» Brief
Copy everything in the listing below word for word, apart from any images.
■ ■ ■ ■ ■ ■ ■
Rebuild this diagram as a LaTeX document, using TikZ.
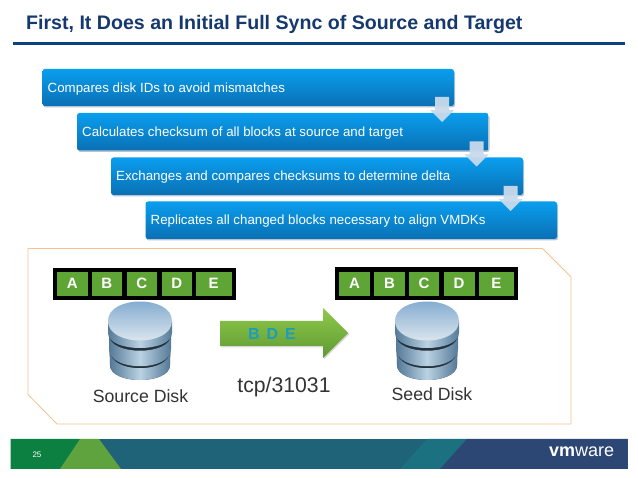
\documentclass[tikz,border=0pt]{standalone}
\usepackage{fontspec}
\setmainfont{Liberation Sans}
\definecolor{navy}{HTML}{15396F}
\definecolor{rulec}{HTML}{0B4382}
\definecolor{stepa}{HTML}{0A9EEE}
\definecolor{stepb}{HTML}{0A70B4}
\definecolor{stepsh}{HTML}{B4C4D4}
\definecolor{drop}{HTML}{C8DAEB}
\definecolor{framec}{HTML}{F6C28E}
\definecolor{cellc}{HTML}{5FA535}
\definecolor{pushtop}{HTML}{8FC84A}
\definecolor{pushbot}{HTML}{5F9A34}
\definecolor{pushtxt}{HTML}{1E9CC0}
\definecolor{footg}{HTML}{0C8040}
\definecolor{footl}{HTML}{5FA33F}
\definecolor{foott}{HTML}{1E6378}
\definecolor{foott2}{HTML}{1C7180}
\definecolor{footb}{HTML}{2C4773}
\definecolor{diskd}{HTML}{24323E}
\definecolor{diske}{HTML}{557A98}
\definecolor{diskm}{HTML}{BAD2E2}
\definecolor{disktop}{HTML}{78A4CC}
\definecolor{diskrim}{HTML}{E8EEF2}
\tikzset{
  steptxt/.style={anchor=west,inner sep=0pt,text=white,font=\fontsize{13.3}{15}\selectfont},
  stepbox/.style={rounded corners=2.5pt,top color=stepa,bottom color=stepb,draw=none},
  dropar/.style={fill=drop,draw=none,opacity=.95},
  lettr/.style={inner sep=0pt,text=white,font=\fontsize{15}{17}\selectfont\bfseries},
  lbl/.style={inner sep=0pt,text=black!80,font=\fontsize{17.7}{20}\selectfont},
  plate/.style={left color=diske,right color=diske,middle color=diskm,draw=none},
  pics/disk/.style={code={
    % dark body, then the three plates from the bottom up
    \fill[diskd] (-31,10) -- (-30,44) .. controls (-30,64) and (30,64) .. (30,44) -- (31,10) -- cycle;
    \path[plate] (-30,30) -- (-30,44) .. controls (-30,64) and (30,64) .. (30,44) -- (30,30) .. controls (30,53) and (-30,53) .. cycle;
    \path[plate] (-31,14) -- (-31,28) .. controls (-31,51) and (31,51) .. (31,28) -- (31,14) .. controls (31,35) and (-31,35) .. cycle;
    \path[plate] (-32,0) -- (-32,12) .. controls (-32,32) and (32,32) .. (32,12) -- (32,0) -- cycle;
    \path[top color=disktop,bottom color=diskrim] (-32,0) .. controls (-32,-26) and (32,-26) .. (32,0) .. controls (32,26) and (-32,26) .. cycle;
  }}
}
\begin{document}
\begin{tikzpicture}[x=1pt,y=-1pt]
\useasboundingbox (0,0) rectangle (638,478);
\fill[white] (0,0) rectangle (638,478);

% title
\node[anchor=west,inner sep=0pt,text=navy,font=\fontsize{19.6}{23}\selectfont\bfseries] (title) at (26,24) {First, It Does an Initial Full Sync of Source and Target};
\fill[rulec] (13,42.5) rectangle (625,45.5);

% stacked steps
\foreach \xa/\xb/\ya/\yb/\n/\t in {
  42.5/454/69/106/a/{Compares disk IDs to avoid mismatches},
  77/488.5/113/150.5/b/{Calculates checksum of all blocks at source and target},
  111/523/157.5/195/c/{Exchanges and compares checksums to determine delta},
  145.5/557/201.5/239/d/{Replicates all changed blocks necessary to align VMDKs}} {
  \fill[stepsh,rounded corners=2.5pt] (\xa+1,\ya+2) rectangle (\xb+1,\yb+1.5);
  \path[stepbox] (\xa,\ya) rectangle (\xb,\yb);
  \node[steptxt] (step\n) at (\xa+5,{(\ya+\yb)/2+1.2}) {\t};
}
\foreach \x/\y in {442/97,476.5/141.5,510.5/186} {
  \path[dropar] (\x-7,\y) -- (\x+7,\y) -- (\x+7,\y+13) -- (\x+12,\y+13) -- (\x,\y+25) -- (\x-12,\y+13) -- (\x-7,\y+13) -- cycle;
}

% frame
\draw[framec,line width=.8pt] (28,248.5) -- (542.5,248.5) -- (571,277) -- (571,424) -- (57,424) -- (28,394.5) -- cycle;

% block strips
\fill[black] (52.5,268) rectangle (235.5,300);
\fill[black] (334.5,267) rectangle (518,300);
\foreach \xa/\xb/\l in {57/87.5/A,91.5/122/B,126.5/157/C,161.5/192/D,196/231.5/E} {
  \fill[cellc] (\xa,272) rectangle (\xb,296);
  \node[lettr] (s\l) at ({(\xa+\xb)/2},283.5) {\l};
}
\foreach \xa/\xb/\l in {339/370/A,374/405/B,409/439/C,443.5/474.5/D,478.5/514/E} {
  \fill[cellc] (\xa,272) rectangle (\xb,296);
  \node[lettr] (t\l) at ({(\xa+\xb)/2},283) {\l};
}

% disks
\pic at (140,321) {disk};
\pic at (427,321) {disk};

% transfer arrow
\fill[black!15] (221,322.5) -- (324,322.5) -- (324,309.5) -- (349.5,334) -- (324,359.5) -- (324,347.5) -- (221,347.5) -- cycle;
\path[top color=pushtop,bottom color=pushbot] (220,321) -- (323,321) -- (323,308) -- (348,333) -- (323,358) -- (323,346) -- (220,346) -- cycle;
\node[inner sep=0pt,text=pushtxt,font=\fontsize{16}{18}\selectfont\bfseries] (delta) at (272,334) {B\hspace{7pt}D\hspace{7pt}E};

% labels
\node[lbl] (src) at (140.5,396.5) {Source Disk};
\node[lbl] (seed) at (432,394.5) {Seed Disk};
\node[inner sep=0pt,text=black!80,font=\fontsize{21.2}{24}\selectfont] (port) at (284,387) {tcp/31031};

% footer band
\fill[foott] (10.5,439) rectangle (627.5,469);
\fill[foott2] (400,469) -- (440,469) -- (467,439) -- (427,439) -- cycle;
\fill[footb] (467,439) -- (627.5,439) -- (627.5,469) -- (440,469) -- cycle;
\fill[footg] (10.5,439) -- (80,439) -- (60,469) -- (10.5,469) -- cycle;
\fill[footl] (80,439) -- (99,439) -- (121,469) -- (60,469) -- cycle;
\node[inner sep=0pt,text=white,font=\fontsize{8}{9}\selectfont] (page) at (37,455) {25};
\node[anchor=west,inner sep=0pt,text=white,font=\fontsize{18}{20}\selectfont] (logo) at (549,452) {\textbf{vm}ware};
\end{tikzpicture}
\end{document}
■ ■ ■ ■ ■ ■ ■
» The reply
Rebuild this diagram as a LaTeX document, using TikZ.
\documentclass[tikz,border=0pt]{standalone}
\usepackage{fontspec}
\setmainfont{Liberation Sans}
\definecolor{navy}{HTML}{15396F}
\definecolor{rulec}{HTML}{0B4382}
\definecolor{stepa}{HTML}{0A9EEE}
\definecolor{stepb}{HTML}{0A70B4}
\definecolor{stepsh}{HTML}{B4C4D4}
\definecolor{drop}{HTML}{C8DAEB}
\definecolor{framec}{HTML}{F6C28E}
\definecolor{cellc}{HTML}{5FA535}
\definecolor{pushtop}{HTML}{8FC84A}
\definecolor{pushbot}{HTML}{5F9A34}
\definecolor{pushtxt}{HTML}{1E9CC0}
\definecolor{footg}{HTML}{0C8040}
\definecolor{footl}{HTML}{5FA33F}
\definecolor{foott}{HTML}{1E6378}
\definecolor{foott2}{HTML}{1C7180}
\definecolor{footb}{HTML}{2C4773}
\definecolor{diskd}{HTML}{24323E}
\definecolor{diske}{HTML}{557A98}
\definecolor{diskm}{HTML}{BAD2E2}
\definecolor{disktop}{HTML}{78A4CC}
\definecolor{diskrim}{HTML}{E8EEF2}
\tikzset{
  steptxt/.style={anchor=west,inner sep=0pt,text=white,font=\fontsize{13.3}{15}\selectfont},
  stepbox/.style={rounded corners=2.5pt,top color=stepa,bottom color=stepb,draw=none},
  dropar/.style={fill=drop,draw=none,opacity=.95},
  lettr/.style={inner sep=0pt,text=white,font=\fontsize{15}{17}\selectfont\bfseries},
  lbl/.style={inner sep=0pt,text=black!80,font=\fontsize{17.7}{20}\selectfont},
  plate/.style={left color=diske,right color=diske,middle color=diskm,draw=none},
  pics/disk/.style={code={
    % dark body, then the three plates from the bottom up
    \fill[diskd] (-31,10) -- (-30,44) .. controls (-30,64) and (30,64) .. (30,44) -- (31,10) -- cycle;
    \path[plate] (-30,30) -- (-30,44) .. controls (-30,64) and (30,64) .. (30,44) -- (30,30) .. controls (30,53) and (-30,53) .. cycle;
    \path[plate] (-31,14) -- (-31,28) .. controls (-31,51) and (31,51) .. (31,28) -- (31,14) .. controls (31,35) and (-31,35) .. cycle;
    \path[plate] (-32,0) -- (-32,12) .. controls (-32,32) and (32,32) .. (32,12) -- (32,0) -- cycle;
    \path[top color=disktop,bottom color=diskrim] (-32,0) .. controls (-32,-26) and (32,-26) .. (32,0) .. controls (32,26) and (-32,26) .. cycle;
  }}
}
\begin{document}
\begin{tikzpicture}[x=1pt,y=-1pt]
\useasboundingbox (0,0) rectangle (638,478);
\fill[white] (0,0) rectangle (638,478);

% title
\node[anchor=west,inner sep=0pt,text=navy,font=\fontsize{19.6}{23}\selectfont\bfseries] (title) at (26,24) {First, It Does an Initial Full Sync of Source and Target};
\fill[rulec] (13,42.5) rectangle (625,45.5);

% stacked steps
\foreach \xa/\xb/\ya/\yb/\n/\t in {
  42.5/454/69/106/a/{Compares disk IDs to avoid mismatches},
  77/488.5/113/150.5/b/{Calculates checksum of all blocks at source and target},
  111/523/157.5/195/c/{Exchanges and compares checksums to determine delta},
  145.5/557/201.5/239/d/{Replicates all changed blocks necessary to align VMDKs}} {
  \fill[stepsh,rounded corners=2.5pt] (\xa+1,\ya+2) rectangle (\xb+1,\yb+1.5);
  \path[stepbox] (\xa,\ya) rectangle (\xb,\yb);
  \node[steptxt] (step\n) at (\xa+5,{(\ya+\yb)/2+1.2}) {\t};
}
\foreach \x/\y in {442/97,476.5/141.5,510.5/186} {
  \path[dropar] (\x-7,\y) -- (\x+7,\y) -- (\x+7,\y+13) -- (\x+12,\y+13) -- (\x,\y+25) -- (\x-12,\y+13) -- (\x-7,\y+13) -- cycle;
}

% frame
\draw[framec,line width=.8pt] (28,248.5) -- (542.5,248.5) -- (571,277) -- (571,424) -- (57,424) -- (28,394.5) -- cycle;

% block strips
\fill[black] (52.5,268) rectangle (235.5,300);
\fill[black] (334.5,267) rectangle (518,300);
\foreach \xa/\xb/\l in {57/87.5/A,91.5/122/B,126.5/157/C,161.5/192/D,196/231.5/E} {
  \fill[cellc] (\xa,272) rectangle (\xb,296);
  \node[lettr] (s\l) at ({(\xa+\xb)/2},283.5) {\l};
}
\foreach \xa/\xb/\l in {339/370/A,374/405/B,409/439/C,443.5/474.5/D,478.5/514/E} {
  \fill[cellc] (\xa,272) rectangle (\xb,296);
  \node[lettr] (t\l) at ({(\xa+\xb)/2},283) {\l};
}

% disks
\pic at (140,321) {disk};
\pic at (427,321) {disk};

% transfer arrow
\fill[black!15] (221,322.5) -- (324,322.5) -- (324,309.5) -- (349.5,334) -- (324,359.5) -- (324,347.5) -- (221,347.5) -- cycle;
\path[top color=pushtop,bottom color=pushbot] (220,321) -- (323,321) -- (323,308) -- (348,333) -- (323,358) -- (323,346) -- (220,346) -- cycle;
\node[inner sep=0pt,text=pushtxt,font=\fontsize{16}{18}\selectfont\bfseries] (delta) at (272,334) {B\hspace{7pt}D\hspace{7pt}E};

% labels
\node[lbl] (src) at (140.5,396.5) {Source Disk};
\node[lbl] (seed) at (432,394.5) {Seed Disk};
\node[inner sep=0pt,text=black!80,font=\fontsize{21.2}{24}\selectfont] (port) at (284,387) {tcp/31031};

% footer band
\fill[foott] (10.5,439) rectangle (627.5,469);
\fill[foott2] (400,469) -- (440,469) -- (467,439) -- (427,439) -- cycle;
\fill[footb] (467,439) -- (627.5,439) -- (627.5,469) -- (440,469) -- cycle;
\fill[footg] (10.5,439) -- (80,439) -- (60,469) -- (10.5,469) -- cycle;
\fill[footl] (80,439) -- (99,439) -- (121,469) -- (60,469) -- cycle;
\node[inner sep=0pt,text=white,font=\fontsize{8}{9}\selectfont] (page) at (37,455) {25};
\node[anchor=west,inner sep=0pt,text=white,font=\fontsize{18}{20}\selectfont] (logo) at (549,452) {\textbf{vm}ware};
\end{tikzpicture}
\end{document}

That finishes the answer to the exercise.